Hang out, eat tempura with the cool cats on Okinawa’s Ojima island

Ohshiro Tempura is popular with tourists as well as locals.


By AYA ICHIHASHI | Stars and Stripes | Published: May 16, 2019

Every local on Okinawa has a “go-to” tempura place when a craving for Okinawa-style tempura strikes.

Where is my go-to shop? On Ojima island!

Ojima is about an hour drive from Camp Foster. It only takes about 45 minutes to walk the entire mile-wide island. Ojima is popular for scuba-diving beginners, dragon boat races and, most of all, tempura.

I usually park my car near the bridge or the athletic park to walk around the island, so I can eat a delicious snack while making more room for the next tempura stop.

There are three shops on Ojima: Nakamoto Tempura, Oshiro Tempura and Teruchan Tempura. I visit all three because each has its specialty.

My first stop is Teruchan Tempura across the street from the athletic field for fish tempura and squid tempura because their batter has garlic powder and black pepper. Other available items are mozuku seaweed, shrimp, sausage, green beans, sweet potato and mixed vegetables.

If you prefer orthodox Okinawa tempura, try Nakamoto and Oshiro tempura. By the way, each tempura is 60 yen, and I recommend sampling each kind to see which one is your most favorite.

Ojima is also famous for its cats. While waiting on my order, I am often surrounded by cute furballs, the local strays. Their clipped ears tell you that most of them have been spayed or neutered by the animal rescue group.

Most Ojima cats are people friendly and will come close for freshly fried tempura from my hand. Tempura is not healthy for cats, so I tend to give them a tiny piece of fish or squid without the batter.

My next stop is Nakamoto Tempura, right in front of the bridge. Nakamoto is always packed with tourists and locals. I usually get fried bread coated with brown sugar (125 yen, or $1.10) and hash browns (65 yen, or 55 cents) for my kids. The fish, squid, sweet potato and mozuku seaweed tempura are fantastic, too. Nakamoto sometimes uses tuna for its fish tempura, and it tastes much better than white fish.

My last stop is Oshiro Tempura on the east side of the island for sweet potato tempura because it is absolutely fantastic. The sweet potato is tender and steamy, and salty butter makes it even tastier. Oshiro is also quite popular with tourists and locals, so expect a long line.

Locals enjoy splashing in the water at Ou Beach next to the bridge during the summer season and cooling down by eating shaved ice from a nearby parlor for 200 yen or so.

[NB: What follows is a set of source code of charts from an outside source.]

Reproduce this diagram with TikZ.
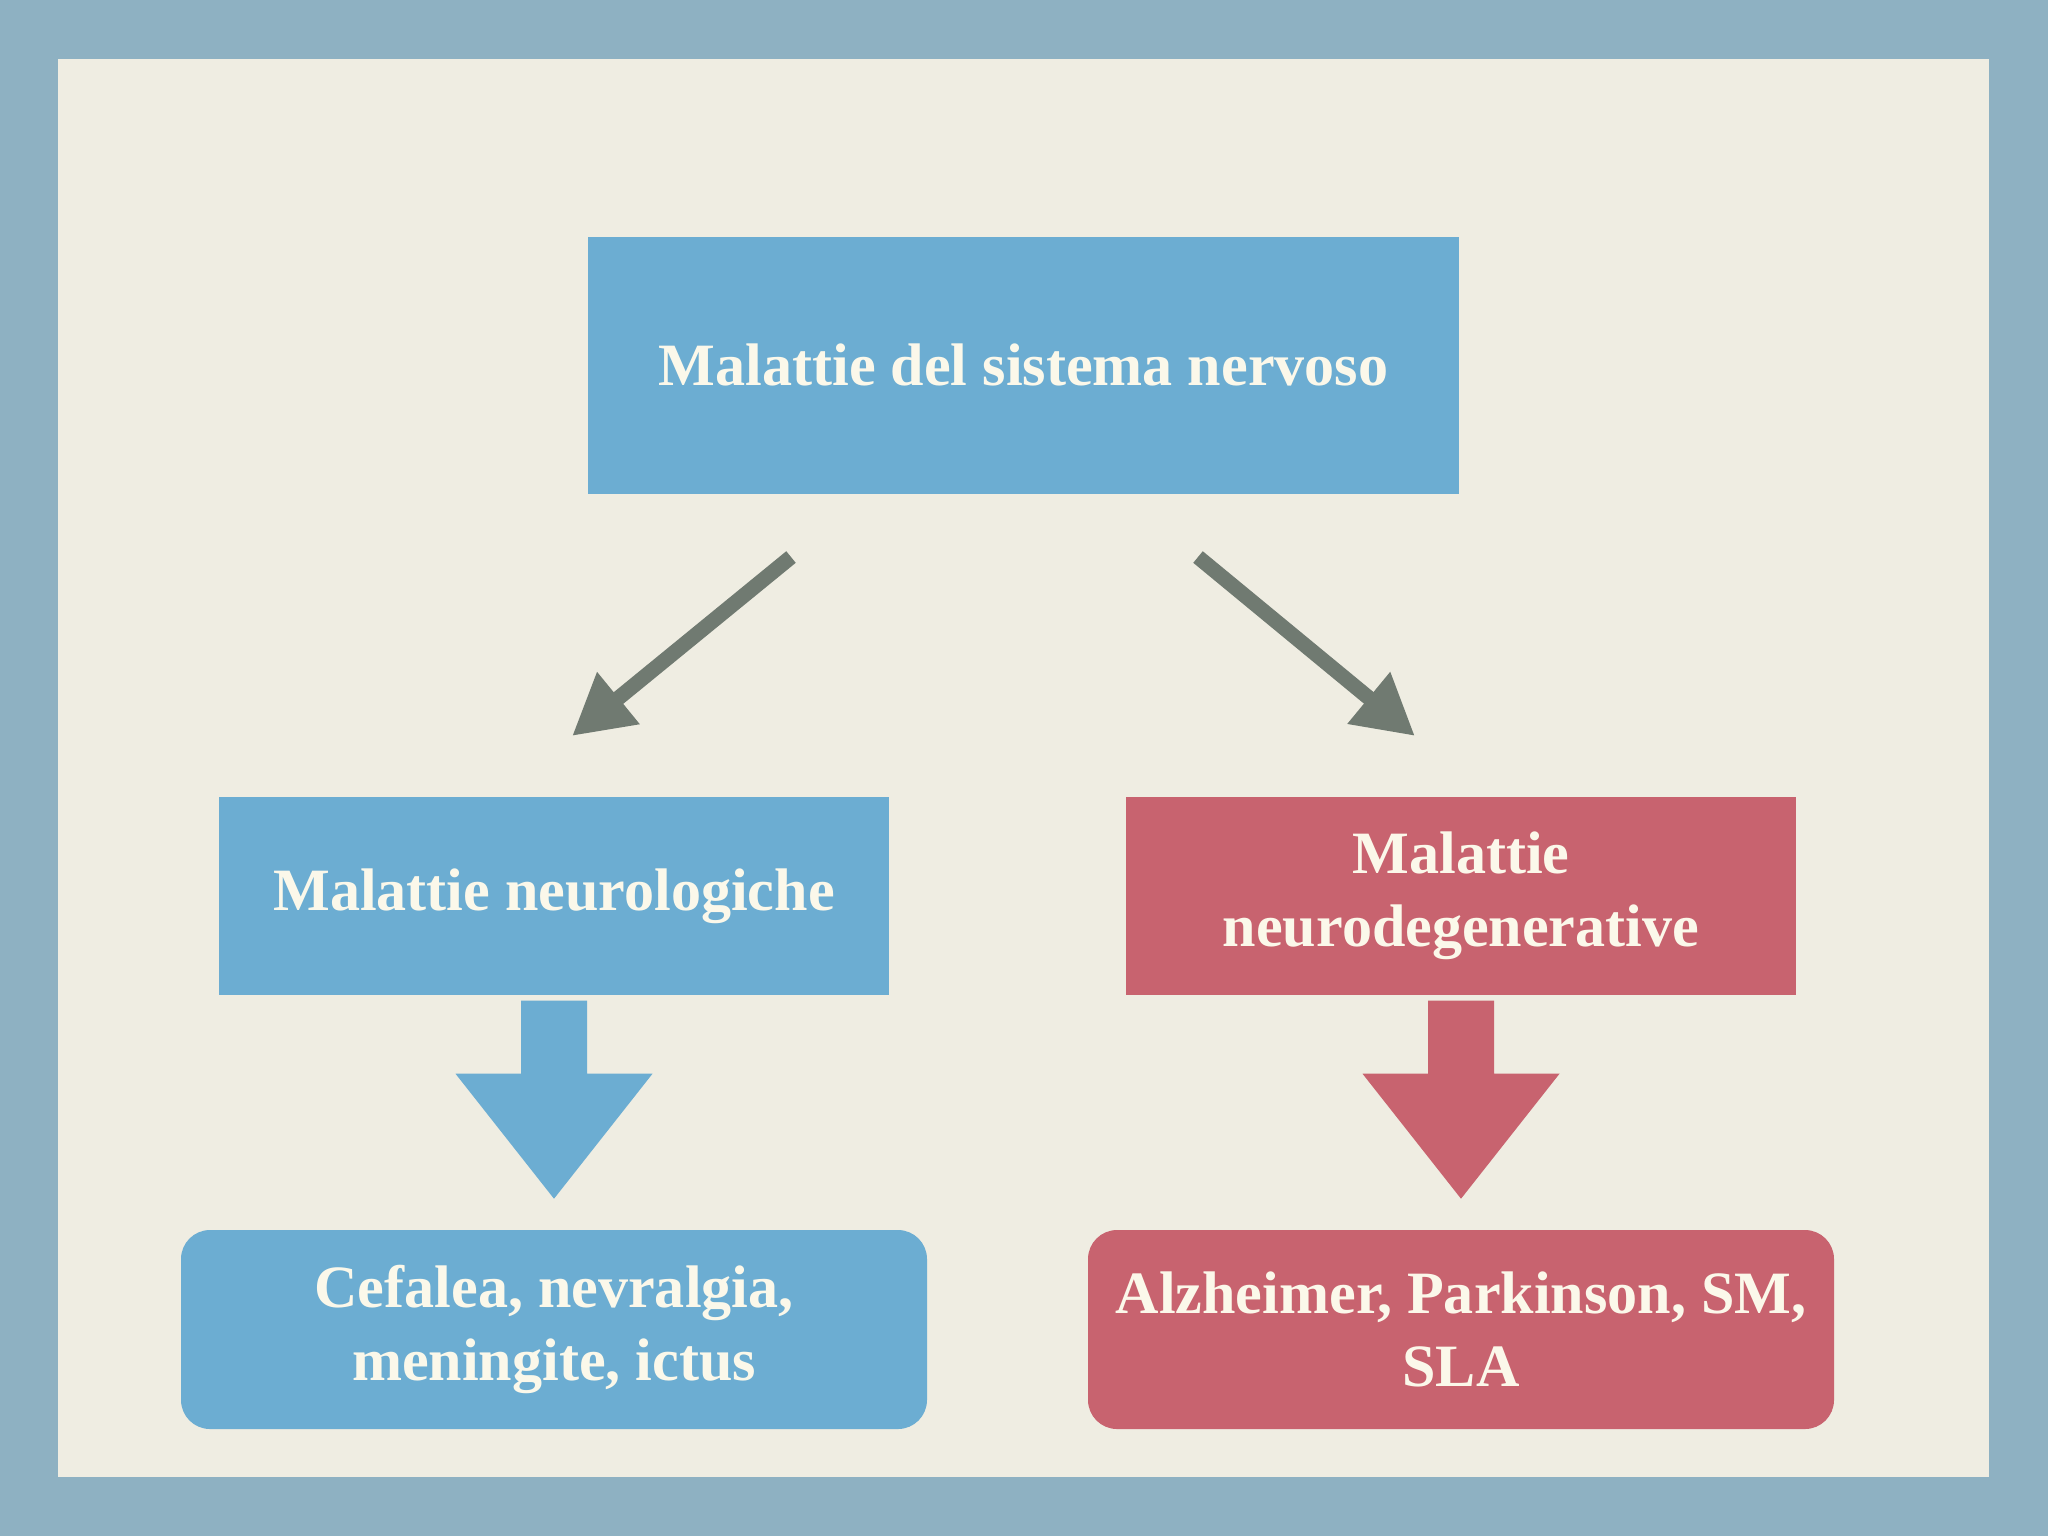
\documentclass[tikz,border=0pt]{standalone}
\usepackage{fontspec}
\setmainfont{Liberation Serif}
\usetikzlibrary{arrows.meta,calc}

\definecolor{framecol}{HTML}{8EB1C2}
\definecolor{papercol}{HTML}{EFEDE2}
\definecolor{boxblue}{HTML}{6CADD2}
\definecolor{boxred}{HTML}{C8636F}
\definecolor{arrowgray}{HTML}{707A71}
\definecolor{textcream}{HTML}{FBF8EA}

\begin{document}
\begin{tikzpicture}[x=0.1mm,y=-0.1mm,node distance=43.35mm,
  box/.style={rectangle,inner sep=0pt,align=center,text=textcream,
    font=\bfseries\fontsize{17.1}{20.8}\selectfont},
  top node/.style={box,fill=boxblue,minimum width=87.1mm,minimum height=25.7mm},
  mid node/.style={box,minimum width=67mm,minimum height=19.8mm},
  leaf node/.style={box,rounded corners=2.9mm,minimum width=74.6mm,minimum height=19.9mm},
  link/.style={draw=arrowgray,line width=1.5mm,-{Triangle[length=6mm,width=6.3mm]}}]

 % sfondo
 \useasboundingbox (0,0) rectangle (2048,1536);
 \fill[framecol] (0,0) rectangle (2048,1536);
 \fill[papercol] (58,59) rectangle (1989,1477);

 \node[top node] (top) at (1023.5,365) {Malattie del sistema nervoso};
 \node[mid node,fill=boxblue] (neuro) at (554,896) {Malattie neurologiche};
 \node[mid node,fill=boxred] (degen) at (1461,896) {Malattie\\neurodegenerative};
 \node[leaf node,fill=boxblue] (neuroex) [below of=neuro] {Cefalea, nevralgia,\\meningite, ictus};
 \node[leaf node,fill=boxred] (degenex) [below of=degen] {Alzheimer, Parkinson, SM,\\SLA};

 \coordinate (ltail) at (791,557);
 \coordinate (ltip) at (572,736);
 \coordinate (rtail) at (1198,557);
 \coordinate (rtip) at (1415,736);

 \path
    (ltail) edge [link] (ltip)
    (rtail) edge [link] (rtip);

 % frecce piene
 \fill[boxblue,shift={(neuro.south)}] (-33,5) -- (-33,78) -- (-98.5,78) -- (0,203)
    -- (98.5,78) -- (33,78) -- (33,5) -- cycle;
 \fill[boxred,shift={(degen.south)}] (-33,5) -- (-33,78) -- (-98.5,78) -- (0,203)
    -- (98.5,78) -- (33,78) -- (33,5) -- cycle;

\end{tikzpicture}
\end{document}
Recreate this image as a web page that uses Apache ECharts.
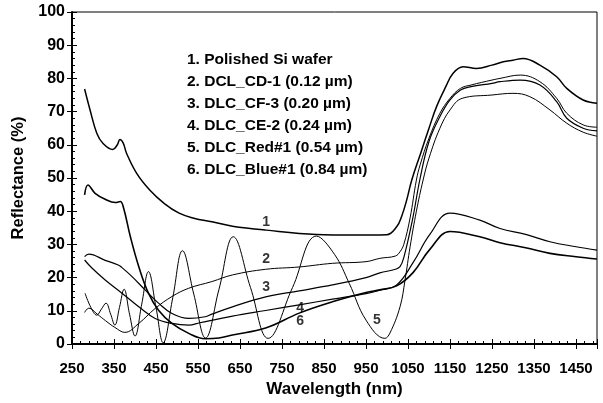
<!DOCTYPE html>
<html>
<head>
<meta charset="utf-8">
<script src="https://cdn.jsdelivr.net/npm/echarts@6/dist/echarts.min.js"></script>
<style>
  html, body { margin: 0; padding: 0; background: #fff; }
  #chart { width: 603px; height: 403px; }
</style>
</head>
<body>
<div id="chart"></div>
<script>
// 1. Polished Si wafer
var wl1 = [280, 293, 309, 324, 347, 358, 364, 372, 380, 404, 435, 470, 505, 540, 583, 632, 712, 832, 920, 999, 1023, 1035, 1047, 1059, 1080, 1100, 1118, 1140, 1157, 1181, 1213, 1250, 1277, 1300, 1324, 1364, 1404, 1428, 1467, 1500];
var r1 = [76.8, 70.5, 63.5, 60.4, 58.6, 60, 61.6, 60.5, 57.4, 51.4, 46.4, 42.3, 39.4, 37.9, 36.8, 35.5, 34.3, 33, 32.8, 32.9, 35.3, 38.5, 43.4, 49.4, 57.4, 65, 71.5, 77.5, 81.5, 83.5, 83, 84, 85, 85.5, 86, 84, 80.5, 77, 73.5, 72.5];
// 2. DCL_CD-1
var wl2 = [280, 290, 310, 330, 352, 376, 409, 448, 488, 528, 583, 632, 711, 791, 870, 950, 983, 1020, 1031, 1040, 1055, 1070, 1079, 1100, 1126, 1150, 1175, 1200, 1250, 1269, 1317, 1364, 1404, 1428, 1467, 1500];
var r2 = [9.5, 10.8, 9, 7, 5, 3.5, 6.2, 10.7, 14.3, 16.8, 18.8, 20.8, 22.5, 23.2, 24.3, 24.8, 25.8, 26.5, 27.8, 30, 38, 49.4, 54, 62, 69.5, 74, 77, 78, 79.5, 80, 81, 79, 74, 69.5, 66, 65.3];
// 3. DLC_CF-3
var wl3 = [280, 290, 329, 360, 369, 393, 424, 456, 488, 528, 567, 583, 632, 711, 791, 870, 950, 983, 1020, 1031, 1040, 1060, 1079, 1100, 1126, 1150, 1175, 1200, 1250, 1269, 1317, 1364, 1404, 1428, 1467, 1500];
var r3 = [26.3, 27.1, 25.2, 23.8, 23, 20.3, 16.3, 12.3, 9.2, 7.7, 8.2, 9.0, 11.2, 14.2, 16, 17.8, 20, 21.4, 22.5, 23.3, 26, 37, 50, 61, 68.5, 73.5, 76.5, 77.5, 78.5, 79, 79.5, 78, 73, 68, 65, 64.2];
// 4. DLC_CE-2
var wl4 = [280, 298, 329, 369, 409, 448, 488, 528, 554, 632, 711, 791, 870, 950, 983, 1023, 1062, 1102, 1150, 1221, 1269, 1330, 1388, 1450, 1500];
var r4 = [25.3, 22.8, 19.3, 15.3, 11.2, 7.7, 6.2, 5.7, 6.4, 8.4, 10.1, 11.8, 13.5, 15.2, 16.2, 17.8, 24.5, 33, 39.4, 37.3, 34.8, 33, 30.8, 29.3, 28.3];
// 5. DLC_Red#1
var wl5 = [281, 295, 309, 320, 331, 342, 352, 363, 374, 387, 400, 416, 432, 450, 467, 490, 513, 540, 568, 600, 634, 675, 717, 775, 832, 875, 910, 950, 995, 1007, 1031, 1043, 1055, 1070, 1086, 1100, 1126, 1150, 1179, 1250, 1300, 1340, 1388, 1428, 1467, 1500];
var r5 = [15.3, 11, 8.7, 10.5, 12.3, 9, 5.7, 11, 16.5, 9, 2.4, 12, 21.8, 11, 0.4, 14, 28.1, 15, 1.8, 16.5, 32.3, 17, 1.7, 17, 32.5, 27, 18.3, 7.2, 1.7, 3.3, 11.2, 19.3, 29.3, 40, 49.4, 56, 65, 70.5, 74, 75, 75.5, 74.5, 70.5, 66.5, 63.8, 62.6];
// 6. DLC_Blue#1
var wl6 = [280, 288, 305, 329, 353, 365, 373, 389, 409, 432, 456, 488, 528, 567, 600, 632, 711, 791, 870, 950, 983, 1023, 1062, 1102, 1150, 1221, 1269, 1330, 1388, 1450, 1500];
var r6 = [44.9, 47.9, 45.4, 43.6, 42.6, 42.9, 40.9, 32.3, 23.3, 15.3, 10.2, 6.2, 3.2, 1.6, 1.8, 2.7, 4.8, 9.3, 12.7, 15.5, 16.3, 17.5, 21.5, 28.5, 33.9, 32.3, 30.5, 29, 27.3, 26.3, 25.6];

var legendLines = [
  '1. Polished Si wafer',
  '2. DCL_CD-1 (0.12 \u00b5m)',
  '3. DLC_CF-3 (0.20 \u00b5m)',
  '4. DLC_CE-2 (0.24 \u00b5m)',
  '5. DLC_Red#1 (0.54 \u00b5m)',
  '6. DLC_Blue#1 (0.84 \u00b5m)'
];

// curve number labels
var labX = [712, 712, 712, 793, 976, 793];
var labY = [36.7, 25.6, 17.2, 10.8, 7.2, 6.9];
var labT = ['1', '2', '3', '4', '5', '6'];

var FONT = '"Liberation Sans", Arial, sans-serif';

function zip(xs, ys) {
  return xs.map(function (x, i) { return [x, ys[i]]; });
}

function curve(name, xs, ys, w) {
  return {
    name: name,
    type: 'line',
    xAxisIndex: 0,
    yAxisIndex: 0,
    data: zip(xs, ys),
    showSymbol: false,
    smooth: 0.4,
    silent: true,
    lineStyle: { color: '#000', width: w },
    z: 3
  };
}

// extra axes only carry the major ticks (inside + outside)
function tickAxis(base, inside) {
  return Object.assign({
    type: 'value',
    axisLine: { show: false },
    axisLabel: { show: false },
    splitLine: { show: false },
    axisTick: { show: true, inside: inside, length: 5, lineStyle: { color: '#000', width: 1 } }
  }, base);
}

var chart = echarts.init(document.getElementById('chart'));

var option = {
  backgroundColor: '#fff',
  animation: false,
  grid: {
    left: 72, right: 6, top: 12, bottom: 59,
    show: true, borderColor: '#000', borderWidth: 1
  },
  xAxis: [
    {
      type: 'value',
      min: 250, max: 1500, interval: 20,
      position: 'bottom',
      name: 'Wavelength (nm)',
      nameLocation: 'middle',
      nameGap: 36,
      nameTextStyle: { fontFamily: FONT, fontWeight: 'bold', fontSize: 17, color: '#000' },
      axisLine: { show: true, lineStyle: { color: '#000', width: 2 } },
      axisTick: { show: true, inside: true, length: 3, lineStyle: { color: '#000', width: 1 } },
      axisLabel: {
        margin: 17,
        fontFamily: FONT, fontWeight: 'bold', fontSize: 15, color: '#000',
        formatter: function (v) { return ((v - 250) % 100 === 0 && v < 1500) ? String(v) : ''; }
      },
      splitLine: { show: false }
    },
    tickAxis({ min: 250, max: 1500, interval: 100, position: 'bottom' }, true),
    tickAxis({ min: 250, max: 1500, interval: 100, position: 'bottom' }, false)
  ],
  yAxis: [
    {
      type: 'value',
      min: 0, max: 100, interval: 2,
      position: 'left',
      name: 'Reflectance (%)',
      nameLocation: 'middle',
      nameGap: 44,
      nameTextStyle: { fontFamily: FONT, fontWeight: 'bold', fontSize: 16.5, color: '#000' },
      axisLine: { show: true, lineStyle: { color: '#000', width: 2 } },
      axisTick: { show: true, inside: true, length: 3, lineStyle: { color: '#000', width: 1 } },
      axisLabel: {
        margin: 7,
        fontFamily: FONT, fontWeight: 'bold', fontSize: 16, color: '#000',
        formatter: function (v) { return v % 10 === 0 ? String(v) : ''; }
      },
      splitLine: { show: false }
    },
    tickAxis({ min: 0, max: 100, interval: 10, position: 'left' }, true),
    tickAxis({ min: 0, max: 100, interval: 10, position: 'left' }, false)
  ],
  graphic: [{
    type: 'text',
    left: 187,
    top: 49,
    style: {
      text: legendLines.join('\n'),
      font: 'bold 15.5px ' + FONT,
      lineHeight: 22,
      fill: '#000'
    },
    z: 10
  }],
  series: [
    curve('1', wl1, r1, 1.5),
    curve('2', wl2, r2, 1),
    curve('3', wl3, r3, 1.2),
    curve('4', wl4, r4, 1.2),
    curve('5', wl5, r5, 1),
    curve('6', wl6, r6, 1.6),
    {
      name: 'labels',
      type: 'scatter',
      xAxisIndex: 0,
      yAxisIndex: 0,
      symbolSize: 0,
      silent: true,
      data: labX.map(function (x, i) { return { value: [x, labY[i]], name: labT[i] }; }),
      label: {
        show: true,
        position: 'inside',
        formatter: function (p) { return p.name; },
        fontFamily: FONT, fontWeight: 'bold', fontSize: 14, color: '#000'
      },
      z: 5
    }
  ]
};

chart.setOption(option);
</script>
</body>
</html>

On sunny days, I often spot a local woman hanging squid on rope to make squid jerky. I enjoy visiting in early May to see locals practicing for the dragon boat race held on May 4 in the lunar calendar (June 6 this year).

A glass-bottom boat ride is available from 9 a.m. to 6 p.m. from the port. It’s about a 30-minute ride, and the fare is 1,500 yen for adults and 750 yen for children.



DIRECTIONS: From Camp Foster, take expressway from Kitanakagusuku IC, then exit at Nishihara Junction (350 yen). Stay on the highway to the Haebaru Minami exit. After exiting, drive 1 mile, then turn left onto Route 507. Proceed to the Gushichan intersection, then turn left onto Route 331. Stay 331 to the Ou Entrance intersection.
TIMES: Nakamoto Tempura is open daily, 10 a.m. to 6:30 p.m.; Oshiro Tempura is open 11 a.m. to 7 p.m., closed on Mondays; Teruchan Tempura is opens 11:30 a.m. to 7 p.m., closed on Mondays.
FOOD: Ojima is famous for fresh deep-fried Okinawa tempura and shaved ice.
INFORMATION: Yen only. Public restrooms are available.

Ou Beach is the first landmark visitors reach after crossing the bridge connecting Ojima Island and Okinawa.